Molecular Engineering of Nonhalogenated Solution-Processable Bithiazole-Based Electron-Transport Polymeric Semiconductors
journal contributionposted on 28.04.2015, 00:00 by Boyi Fu, Cheng-Yin Wang, Bradley D. Rose, Yundi Jiang, Mincheol Chang, Ping-Hsun Chu, Zhibo Yuan, Canek Fuentes-Hernandez, Bernard Kippelen, Jean-Luc Brédas, David M. Collard, Elsa Reichmanis
The electron deficiency and trans-planar conformation of bithiazole is potentially beneficial for the electron-transport performance of organic semiconductors.

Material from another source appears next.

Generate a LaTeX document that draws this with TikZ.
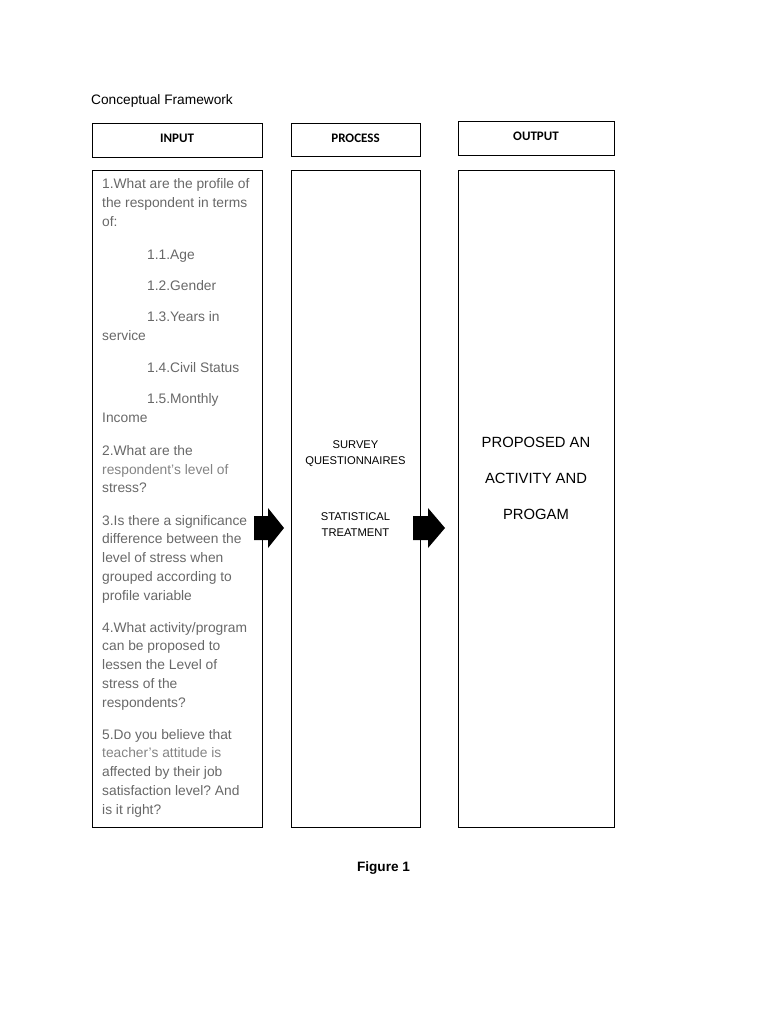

However, the incorporation of bithiazole into polymers through a facile synthetic strategy remains a challenge. Herein, 2,2′-bithiazole was synthesized in one step and copolymerized with dithienyldiketopyrrolopyrrole to afford poly(dithienyldiketopyrrolopyrrole-bithiazole), PDBTz. PDBTz exhibited electron mobility reaching 0.3 cm2 V–1 s–1 in organic field-effect transistor (OFET) configuration; this contrasts with a recently discussed isoelectronic conjugated polymer comprising an electron-rich bithiophene and dithienyldiketopyrrolopyrrole, which displays merely hole-transport characteristics. This inversion of charge-carrier transport characteristics confirms the significant potential for bithiazole in the development of electron-transport semiconducting materials. Branched 5-decylheptacyl side chains were incorporated into PDBTz to enhance polymer solubility, particularly in nonhalogenated, more environmentally compatible solvents. PDBTz cast from a range of nonhalogenated solvents exhibited film morphologies and field-effect electron mobility similar to those cast from halogenated solvents.